Isolate every line in the data with the string "this" and copy it.

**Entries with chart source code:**
--- Start ---

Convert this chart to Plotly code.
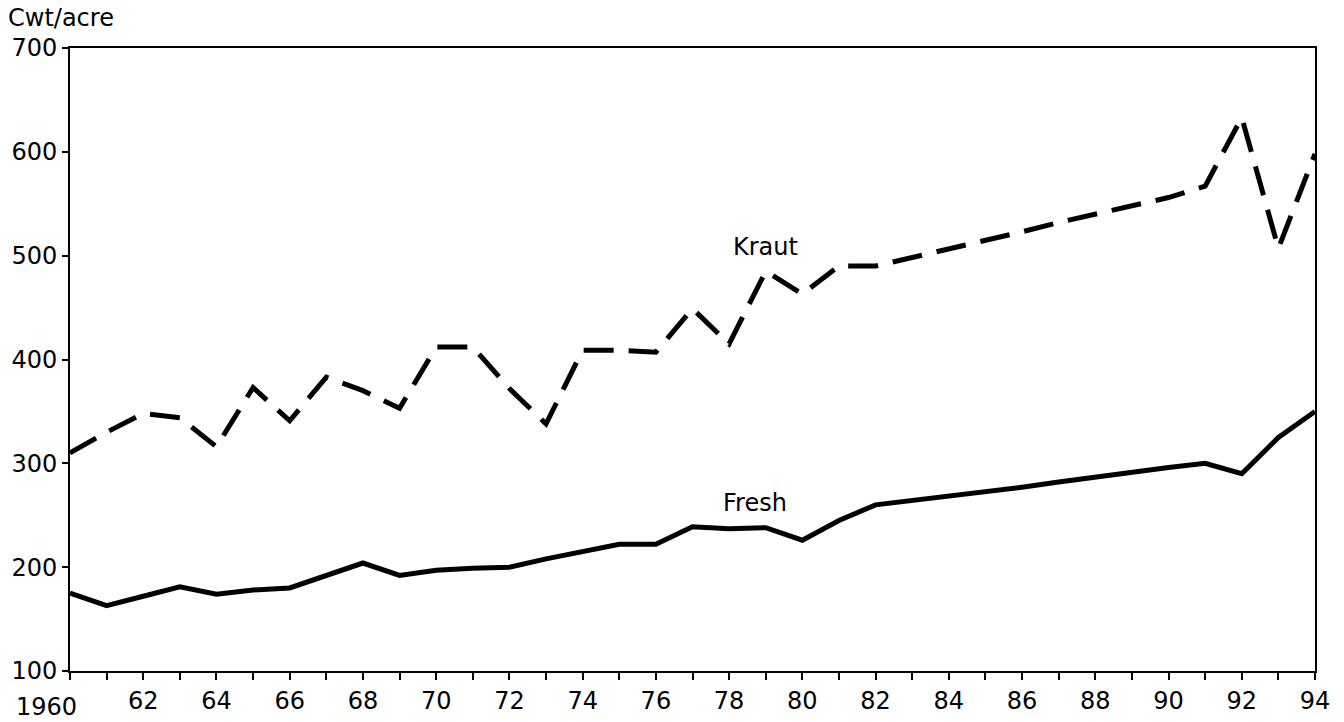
import plotly.graph_objects as go

years = list(range(1960, 1995))
kraut = [310, 330, 348, 344, 316, 373, 341, 383, 370, 353, 412, 412, 372, 338, 409, 409, 407,
         449, 415, 485, 463, 490, 490, 498, 507, 515, 523, 532, 540, 548, 556, 567, 633, 507, 598]
fresh = [175, 163, 172, 181, 174, 178, 180, 192, 204, 192, 197, 199, 200, 208, 215, 222, 222,
         239, 237, 238, 226, 245, 260, 264, 268, 272, 277, 282, 287, 291, 296, 300, 290, 325, 350]
xtick_vals = list(range(1962, 1995, 2))
xtick_text = ["62", "64", "66", "68", "70", "72", "74", "76", "78", "80", "82", "84", "86",
              "88", "90", "92", "94"]
ytick_vals = [100, 200, 300, 400, 500, 600, 700]

font = dict(family="DejaVu Sans, Liberation Sans, Arial, sans-serif", size=24, color="black")

fig = go.Figure()
fig.add_trace(go.Scatter(x=years, y=kraut, mode="lines", name="Kraut",
                         line=dict(color="black", width=5, dash="30px,15px")))
fig.add_trace(go.Scatter(x=years, y=fresh, mode="lines", name="Fresh",
                         line=dict(color="black", width=5)))

fig.update_layout(
    width=1344, height=722,
    margin=dict(l=70, r=29, t=48, b=51, autoexpand=False),
    paper_bgcolor="white", plot_bgcolor="white",
    showlegend=False, font=font,
    xaxis=dict(range=[1960, 1994], tickvals=xtick_vals, ticktext=xtick_text,
               showgrid=False, zeroline=False, showline=True, linecolor="black",
               linewidth=2, mirror=True, ticks="outside", ticklen=7, tickwidth=2,
               tickcolor="black", automargin=False,
               minor=dict(dtick=1, ticks="outside", ticklen=7, tickwidth=2,
                          tickcolor="black"),
               tickfont=font),
    yaxis=dict(range=[100, 700], tickvals=ytick_vals, showgrid=False, zeroline=False,
               showline=True, linecolor="black", linewidth=2, mirror=True,
               ticks="outside", ticklen=6, tickwidth=2, tickcolor="black",
               automargin=False, tickfont=font),
    annotations=[
        dict(text="Cwt/acre", x=0, y=1, xref="paper", yref="paper", xshift=-64, yshift=14,
             xanchor="left", yanchor="bottom", showarrow=False, font=font),
        dict(text="1960", x=1960, y=0, xref="x", yref="paper", xshift=-24, yshift=-20,
             xanchor="center", yanchor="top", showarrow=False, font=font),
        dict(text="Kraut", x=1979, y=508, xref="x", yref="y", showarrow=False, font=font),
        dict(text="Fresh", x=1978.7, y=262, xref="x", yref="y", showarrow=False, font=font),
    ],
)

fig.write_html("out.html", config={"displayModeBar": False},
               post_script="document.body.style.margin='0';")
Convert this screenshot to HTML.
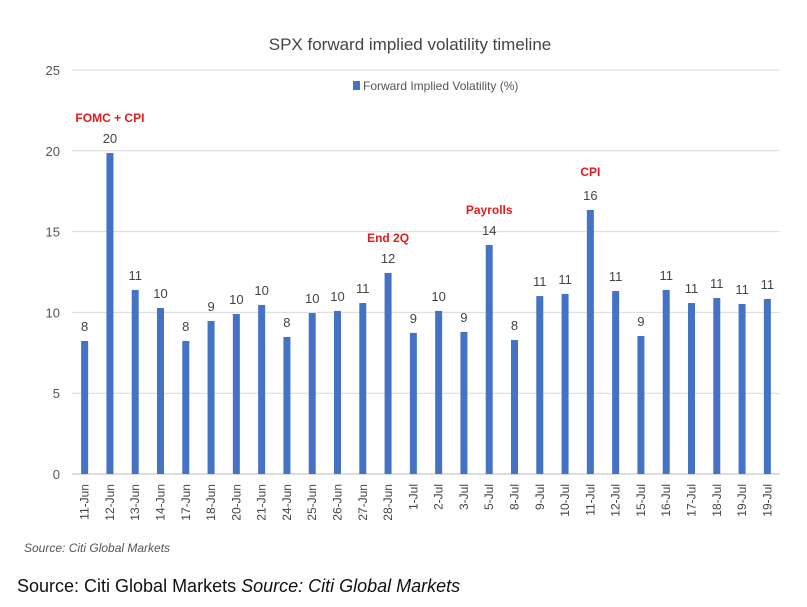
<!DOCTYPE html>
<html><head><meta charset="utf-8"><style>
body{margin:0;background:#fff;width:807px;height:607px;overflow:hidden;font-family:"Liberation Sans",sans-serif}
#src1{position:absolute;left:24px;top:541px;font-size:12px;font-style:italic;color:#555}
#src2{position:absolute;left:17px;top:576px;font-size:18px;color:#111}
</style></head><body>
<svg id="chart" width="807" height="540" style="position:absolute;left:0;top:0" font-family="Liberation Sans, sans-serif"></svg>
<div id="src1">Source: Citi Global Markets</div>
<div id="src2">Source: Citi Global Markets <i>Source: Citi Global Markets</i></div>
<script>
const categories=["11-Jun","12-Jun","13-Jun","14-Jun","17-Jun","18-Jun","20-Jun","21-Jun","24-Jun","25-Jun","26-Jun","27-Jun","28-Jun","1-Jul","2-Jul","3-Jul","5-Jul","8-Jul","9-Jul","10-Jul","11-Jul","12-Jul","15-Jul","16-Jul","17-Jul","18-Jul","19-Jul","19-Jul"];
const values=[8.23,19.86,11.39,10.27,8.23,9.47,9.9,10.46,8.48,9.96,10.09,10.58,12.44,8.73,10.09,8.79,14.17,8.29,11.01,11.14,16.34,11.32,8.54,11.39,10.58,10.89,10.52,10.83];
const yTicks=[0,5,10,15,20,25];
const annotations=[{i:1,text:"FOMC + CPI",dx:0,dy:-31},{i:12,text:"End 2Q",dx:0,dy:-31},{i:16,text:"Payrolls",dx:0,dy:-31},{i:20,text:"CPI",dx:0,dy:-34}];
const svg=document.getElementById('chart');const NS='http://www.w3.org/2000/svg';
function mk(t,a,txt){const e=document.createElementNS(NS,t);for(const k in a)e.setAttribute(k,a[k]);if(txt!=null)e.textContent=txt;svg.appendChild(e);return e;}
const x0=72,x1=780,y0=474,y1=70;
const y=v=>y0-(v/25)*(y0-y1);
const step=(x1-x0)/categories.length;
const x=i=>x0+step*(i+0.5);
let t=mk('text',{x:410,y:50,'text-anchor':'middle','font-size':17,fill:'#444'},'SPX forward implied volatility timeline');

yTicks.forEach(v=>{
 const l=mk('line',{x1:x0,x2:x1,y1:y(v),y2:y(v),stroke:v===0?'#bbb':'#d9d9d9','stroke-width':1});
 
 const tx=mk('text',{x:60,y:y(v)+5,'text-anchor':'end','font-size':13,fill:'#555'},v);
 
});
const lg=mk('rect',{x:353,y:81,width:7,height:9,fill:'#4472c4'});

const lt=mk('text',{x:363,y:90,'font-size':12,fill:'#555'},'Forward Implied Volatility (%)');

values.forEach((v,i)=>{
 const b=mk('rect',{x:x(i)-3.5,y:y(v),width:7,height:y0-y(v),fill:'#4472c4'});
 
 const vl=mk('text',{x:x(i),y:y(v)-10,'text-anchor':'middle','font-size':13,fill:'#444'},Math.round(v));
 
 const cx=x(i)+4,cy=484;
 const xl=mk('text',{x:cx,y:cy,'text-anchor':'end','font-size':12,fill:'#444',transform:`rotate(-90 ${cx} ${cy})`},categories[i]);
 
});
annotations.forEach(a=>{
 const an=mk('text',{x:x(a.i)+a.dx,y:y(values[a.i])+a.dy,'text-anchor':'middle','font-size':12,'font-weight':'bold',fill:'#e31b1b'},a.text);
 
});
</script>
</body></html>
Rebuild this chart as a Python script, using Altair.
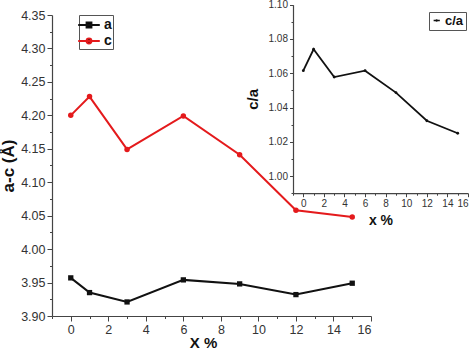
import altair as alt
import pandas as pd

# ---- data ----
x_pct = [0, 1, 3, 6, 9, 12, 15]
a_vals = [3.957, 3.935, 3.921, 3.954, 3.948, 3.932, 3.949]
c_vals = [4.200, 4.228, 4.149, 4.199, 4.141, 4.058, 4.048]
ca_vals = [1.0615, 1.0740, 1.0578, 1.0615, 1.0487, 1.0323, 1.0250]

main_x_ticks = list(range(-1, 17))
main_y_ticks = [round(3.90 + 0.025 * i, 3) for i in range(19)]
inset_x_ticks = list(range(-1, 17))
inset_y_ticks = [round(0.99 + 0.01 * i, 2) for i in range(12)]

df = pd.DataFrame({
    "x": x_pct * 2,
    "v": a_vals + c_vals,
    "series": ["a"] * len(x_pct) + ["c"] * len(x_pct),
})
dfi = pd.DataFrame({"x": x_pct, "ca": ca_vals, "series": ["c/a"] * len(x_pct)})

W, H = 319, 301
BLACK = "#111111"
RED = "#e41a1c"
FONT = "Liberation Sans"

SQ = "M-1.35,0H1.35M-0.3,-0.3H0.3V0.3H-0.3Z"
CI = "M-1.35,0H1.35M0.3,0A0.3,0.3,0,1,1,-0.3,0A0.3,0.3,0,1,1,0.3,0Z"
DOT = "M-1,0H0.6M-0.1,0A0.12,0.12,0,1,1,-0.34,0A0.12,0.12,0,1,1,-0.1,0Z"

xscale = alt.Scale(domain=[-1, 16], nice=False)
yscale = alt.Scale(domain=[3.90, 4.35], nice=False, zero=False)

main_x_axis = alt.Axis(
    values=main_x_ticks, title="X %", labelOverlap=False,
    labelExpr="(datum.value % 2 == 0 && datum.value >= 0) ? format(datum.value, 'd') : ''",
    tickSize={"condition": {"test": "datum.value % 2 != 0", "value": 2.5}, "value": 5},
    labelFontSize=12.5, titleFontSize=15, titleY=26, titleX=151,
    titleBaseline="middle", labelPadding=2,
)
main_y_axis = alt.Axis(
    values=main_y_ticks, title="a-c (Å)", labelOverlap=False,
    labelExpr="round(datum.value*1000) % 50 == 0 ? format(datum.value, '.2f') : ''",
    tickSize={"condition": {"test": "round(datum.value*1000) % 50 != 0", "value": 2.5}, "value": 5},
    labelFontSize=12.5, titleFontSize=17, titlePadding=3, labelPadding=2,
)

X = alt.X("x:Q", scale=xscale, axis=main_x_axis)
Y = alt.Y("v:Q", scale=yscale, axis=main_y_axis)

color_scale = alt.Scale(domain=["a", "c"], range=[BLACK, RED])

lines = alt.Chart(df).mark_line(strokeWidth=2).encode(
    x=X, y=Y,
    color=alt.Color("series:N", scale=color_scale, legend=None),
)
pts_a = alt.Chart(df).transform_filter("datum.series == 'a'").mark_square(
    size=28, color=BLACK, opacity=1
).encode(x=X, y=Y)
pts_c = alt.Chart(df).transform_filter("datum.series == 'c'").mark_circle(
    size=30, color=RED, opacity=1
).encode(x=X, y=Y)

leg = alt.Legend(
    title=None, orient="none", legendX=27, legendY=0,
    labelFontSize=14, labelFontWeight="bold", labelFont=FONT, labelColor="#111",
    symbolSize=256, symbolStrokeWidth=2, rowPadding=0, padding=1,
    strokeColor="#555", labelOffset=6,
)
legend_layer = alt.Chart(df).transform_filter("false").mark_point(
    filled=True, strokeWidth=2, opacity=1
).encode(
    x=X, y=Y,
    color=alt.Color("series:N", scale=color_scale, legend=leg),
    stroke=alt.Stroke("series:N", scale=color_scale, legend=leg),
    shape=alt.Shape("series:N", scale=alt.Scale(domain=["a", "c"], range=[SQ, CI]), legend=leg),
)
main = alt.layer(lines, pts_a, pts_c, legend_layer)

# ---- inset ----
IX0, IX1 = 241, 416
IY0, IY1 = 178.2, -10.3
ixscale = alt.Scale(domain=[-1, 16], range=[IX0, IX1], nice=False)
iyscale = alt.Scale(domain=[0.99, 1.10], range=[IY0, IY1], nice=False, zero=False)

inset_x_axis = alt.Axis(
    values=inset_x_ticks, title="x %", orient="bottom", offset=-(H - IY0), labelOverlap=False,
    labelExpr="(datum.value % 2 == 0 && datum.value >= 0) ? format(datum.value, 'd') : ''",
    tickSize={"condition": {"test": "datum.value % 2 != 0", "value": 2}, "value": 3.5},
    labelFontSize=10, titleFontSize=14, titlePadding=5, labelPadding=2,
)
inset_y_axis = alt.Axis(
    values=inset_y_ticks, title="c/a", orient="left", offset=-IX0, labelOverlap=False,
    labelExpr="round(datum.value*100) % 2 == 0 ? format(datum.value, '.2f') : ''",
    tickSize={"condition": {"test": "round(datum.value*100) % 2 != 0", "value": 2}, "value": 3.5},
    labelFontSize=10, titleFontSize=15, titlePadding=8, labelPadding=2,
)

inset_line = alt.Chart(dfi).mark_line(strokeWidth=1.8, point=alt.OverlayMarkDef(filled=True, size=8, color=BLACK)).encode(
    x=alt.X("x:Q", scale=ixscale, axis=inset_x_axis),
    y=alt.Y("ca:Q", scale=iyscale, axis=inset_y_axis),
    color=alt.Color(
        "series:N", scale=alt.Scale(domain=["c/a"], range=[BLACK]),
        legend=alt.Legend(
            title=None, orient="none", legendX=377, legendY=-3,
            labelFontSize=13, labelFontWeight="bold", labelFont=FONT, labelColor="#111",
            symbolType=DOT, symbolSize=60, symbolStrokeWidth=1.5, padding=2,
            symbolFillColor=BLACK, strokeColor="#555", labelOffset=1,
        ),
    ),
)

chart = alt.layer(main, inset_line).resolve_scale(
    x="independent", y="independent", color="independent"
).resolve_axis(x="independent", y="independent").properties(
    width=W, height=H,
    autosize=alt.AutoSizeParams(type="none"),
    padding={"left": 52, "top": 15, "right": 103, "bottom": 33},
).configure_view(stroke=None).configure_axis(
    grid=False, domainColor="#444", tickColor="#444", labelColor="#333",
    titleColor="#111", labelFont=FONT, titleFont=FONT, titleFontWeight="bold",
    domainWidth=1.2,
)

chart.save("out.html", embed_options={"renderer": "svg", "actions": False})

--- End ---

**Expected output:**
Convert this chart to Plotly code.
Convert this screenshot to HTML.
Rebuild this chart as a Python script, using Altair.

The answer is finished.